L’indemnisation amiable
Afin d’éviter toute contestation et tout recours contentieux, il est possible pour la collectivité, maître d’ouvrage, de mettre en place une indemnisation amiable des commerçants justifiant d’un préjudice économique en raison des travaux publics (JO AN, 1er février 2011, question n°90829, p. 935).
Cette indemnisation amiable est actée par la signature d’un protocole transactionnel entre la collectivité publique, maître d’ouvrage, et le commerçant.
Le principe du recours à la voie amiable est validé préalablement par délibération de l’organe délibérant qui doit être approuvée avant la validation ou, au plus tard, avant le commencement des travaux.
La délibération actant le principe du recours à la voie amiable doit ainsi approuver :
- la mise en place d’une d’indemnisation amiable des commerçants par la voie de la transaction des réclamations tendant à la réparation des préjudices économiques ;
- la création d’une commission d’indemnisation amiable ou commission de règlement amiable ainsi que sa composition : la collectivité a le choix quant à son nombre et à ses membres : représentants de la collectivité (élus et personnels administratifs et techniques), des associations de commerçants, des membres extérieurs : membres de la chambre de commerce et d’industrie, direction départementale des finances publiques, expert-comptable indépendant, personnalité dite qualifiée émanant des juridictions administratives, etc., des membres qui peuvent avoir voix délibérative ou consultative ;
- le périmètre géographique impacté par les travaux, les commerçants concernés ou les activités commerciales concernées ou exclues, l’objet des travaux ainsi que leur durée ;
- le règlement intérieur (fonctionnement de la commission, présidence, modalités de dépôt, instruction des demandes, modalités d’indemnisation…).
La commission a pour but d’instruire les dossiers de demande d’indemnisation afin de déterminer la réalité du préjudice et éventuellement l’évaluation financière du préjudice.
Chaque commerçant impacté doit dès lors déposer un dossier de demande d’indemnisation justifiant de son préjudice en produisant toutes les pièces nécessaires à fournir auprès de la commission.
Les deux parties peuvent avoir un intérêt commun à y recourir : centralisation de gestion des litiges et traitement plus souple pour le maître d’ouvrage, économie de longues et coûteuses procédures contentieuses et versement rapide de l’indemnisation pour les commerçants.
La commission base ses décisions sur la jurisprudence administrative en vigueur, si bien que les critères de sélection sont inspirés de la jurisprudence administrative et le mode de calcul des indemnisations également.
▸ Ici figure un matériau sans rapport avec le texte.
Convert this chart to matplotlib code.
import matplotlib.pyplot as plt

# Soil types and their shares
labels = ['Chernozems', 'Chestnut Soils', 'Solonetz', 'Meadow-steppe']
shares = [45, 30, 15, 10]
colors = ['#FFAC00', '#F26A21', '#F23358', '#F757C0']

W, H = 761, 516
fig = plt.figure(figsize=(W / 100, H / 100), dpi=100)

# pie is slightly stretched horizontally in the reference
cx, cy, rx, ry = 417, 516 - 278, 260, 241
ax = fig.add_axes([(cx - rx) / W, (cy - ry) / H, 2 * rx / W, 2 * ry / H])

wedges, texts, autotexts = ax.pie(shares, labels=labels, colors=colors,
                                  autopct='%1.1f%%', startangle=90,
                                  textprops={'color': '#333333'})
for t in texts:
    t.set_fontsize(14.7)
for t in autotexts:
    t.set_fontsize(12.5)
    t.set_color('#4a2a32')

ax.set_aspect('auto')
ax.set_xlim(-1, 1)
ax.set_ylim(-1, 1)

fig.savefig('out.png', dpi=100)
La commission ne peut émettre qu’un avis consultatif sur les dossiers déposés, le choix final appartenant à l’organe délibérant ou au Maire ou Président dans la mesure où il a reçu délégation de la part de l’assemblée délibérante.
Ainsi, lorsque la commission émet un avis favorable et l’organe délibérant ou son Maire ou Président en cas de délégation, acte l’indemnisation, un protocole transactionnel doit alors être signé entre le commerçant impacté et la collectivité publique.
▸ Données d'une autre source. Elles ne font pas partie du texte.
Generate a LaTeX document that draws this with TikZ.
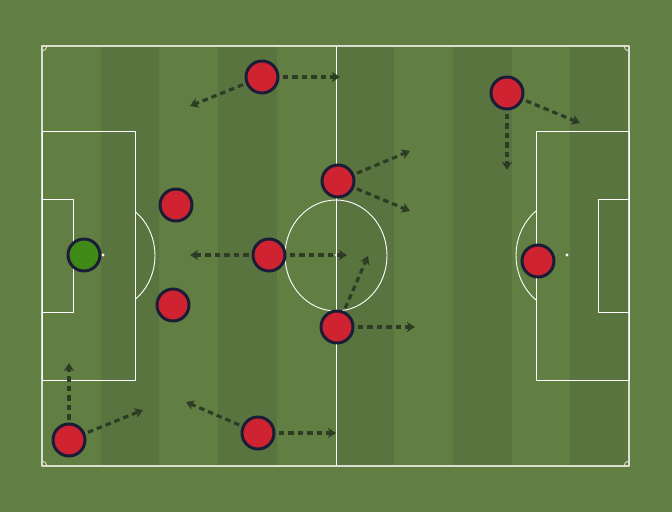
\documentclass[tikz,border=0pt]{standalone}
\usepackage{tikz}
\usetikzlibrary{arrows.meta}
\usetikzlibrary{shadows}
\definecolor{grass}{HTML}{627F43}
\definecolor{darkgrass}{HTML}{5A7440}
\definecolor{kitred}{HTML}{CF2331}
\definecolor{kitgreen}{HTML}{3F8A17}
\definecolor{kitrim}{HTML}{1B1D36}
\definecolor{runline}{HTML}{2E3B25}
\definecolor{chalk}{HTML}{DADFCF}
\tikzset{
  player/.style={circle,draw=kitrim,line width=3pt,fill=kitred,minimum size=32pt,inner sep=0pt,
    drop shadow={opacity=0.25,shadow xshift=0.8pt,shadow yshift=-1pt}},
  keeper/.style={player,fill=kitgreen},
  run/.style={line width=3.2pt,runline,dash pattern=on 5.5pt off 4pt,shorten <=3pt,
    -{Stealth[length=8pt,width=10pt,inset=2pt]}},
  pitchline/.style={white,line width=0.9pt},
}
\begin{document}
\begin{tikzpicture}[line cap=butt,line join=round, x=1pt,y=-1pt]
					\fill[grass] (0,0) rectangle (672,512);
					\useasboundingbox (0,0) rectangle (672,512);
					% stripes
					\foreach \i in {1,3,5,7,9}
					\fill[darkgrass] (42+\i*58.7,46) rectangle (42+\i*58.7+58.7,466);
					% pitch
					\draw[chalk,line width=1.4pt] (42,46) rectangle (629,466);
					\draw[pitchline] (336,46) -- (336,466);
					\draw[pitchline] (336,255.5) ellipse (51 and 55.5);
					\draw[pitchline] (42,131) rectangle (135,380);
					\draw[pitchline] (42,199) rectangle (73,312);
					\draw[pitchline] (629,131) rectangle (536,380);
					\draw[pitchline] (629,199) rectangle (598,312);
					\begin{scope}
					\clip (460,150) rectangle (536,360);
					\draw[pitchline] (567,255.5) ellipse (51 and 56);
					\end{scope}
					\begin{scope}
					\clip (135,150) rectangle (210,360);
					\draw[pitchline] (103,255.5) ellipse (52 and 56);
					\end{scope}
					\fill[white] (103,255) circle (1.6);
					\fill[white] (567,255) circle (1.6);
					\fill[white] (336,255) circle (1.2);
					% corners
					\draw[chalk,line width=0.9pt] (47,46) arc[start angle=0,end angle=90,radius=5];
					\draw[chalk,line width=0.9pt] (624,46) arc[start angle=180,end angle=90,radius=5];
					\draw[chalk,line width=0.9pt] (47,466) arc[start angle=0,end angle=-90,radius=5];
					\draw[chalk,line width=0.9pt] (624,466) arc[start angle=180,end angle=270,radius=5];
					% run targets
					\coordinate (t1a) at (340,77);
					\coordinate (t1b) at (190,106);
					\coordinate (t2a) at (580,123);
					\coordinate (t2b) at (507,170);
					\coordinate (t4a) at (410,151);
					\coordinate (t4b) at (410,211);
					\coordinate (t6a) at (190,255);
					\coordinate (t6b) at (347,255);
					\coordinate (t9a) at (368,256);
					\coordinate (t9b) at (415,327);
					\coordinate (t10a) at (69,363);
					\coordinate (t10b) at (143,410);
					\coordinate (t11a) at (186,402);
					\coordinate (t11b) at (336,433);
					% players
					\node[player] (p1) at (262,77) {};
					\node[player] (p2) at (507,93) {};
					\node[player] (p3) at (176,205) {};
					\node[player] (p4) at (338,181) {};
					\node[keeper] (p5) at (84,255) {};
					\node[player] (p6) at (269,255) {};
					\node[player] (p7) at (538,261) {};
					\node[player] (p8) at (173,305) {};
					\node[player] (p9) at (337,327) {};
					\node[player] (p10) at (69,440) {};
					\node[player] (p11) at (258,433) {};
					% runs
					\foreach \p in {1,2,4,6,9,10,11}{
					\draw[run] (p\p) -- (t\p a);
					\draw[run] (p\p) -- (t\p b);
					}
				\end{tikzpicture}
\end{document}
Ce dernier vaut transaction au sens de l’article 2044 du Code civil et emporte renonciation du bénéficiaire de l’indemnisation à tout recours contentieux ultérieur concernant le montant proposé et les préjudices économiques.
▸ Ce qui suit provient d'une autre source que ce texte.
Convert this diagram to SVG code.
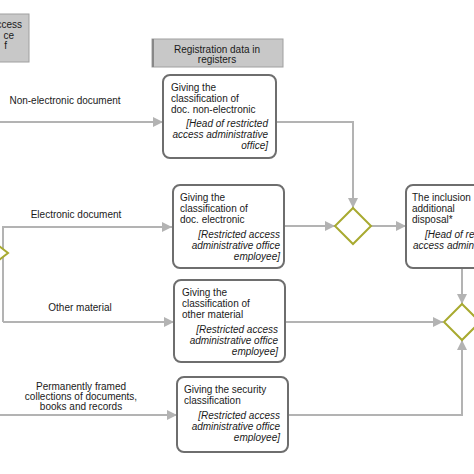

Le protocole a pour objet de prévenir tout différend en ce qui concerne la réparation des préjudices économiques liés aux travaux réalisés par le maître d’ouvrage et de déterminer les conditions de régularisation et les modalités de règlement de l’indemnisation.
Les parties sont tenues à des concessions réciproques :
- pour le maître d’ouvrage : versement d’une indemnité transactionnelle pour réparation des préjudices.
- pour le commerçant : acceptation de l’indemnisation proposée de manière définitive en réparation des préjudices économiques et renoncement à toutes actions et tous recours contentieux au titre de tous les différends portant sur les mêmes faits, la même période et ayant le même objet.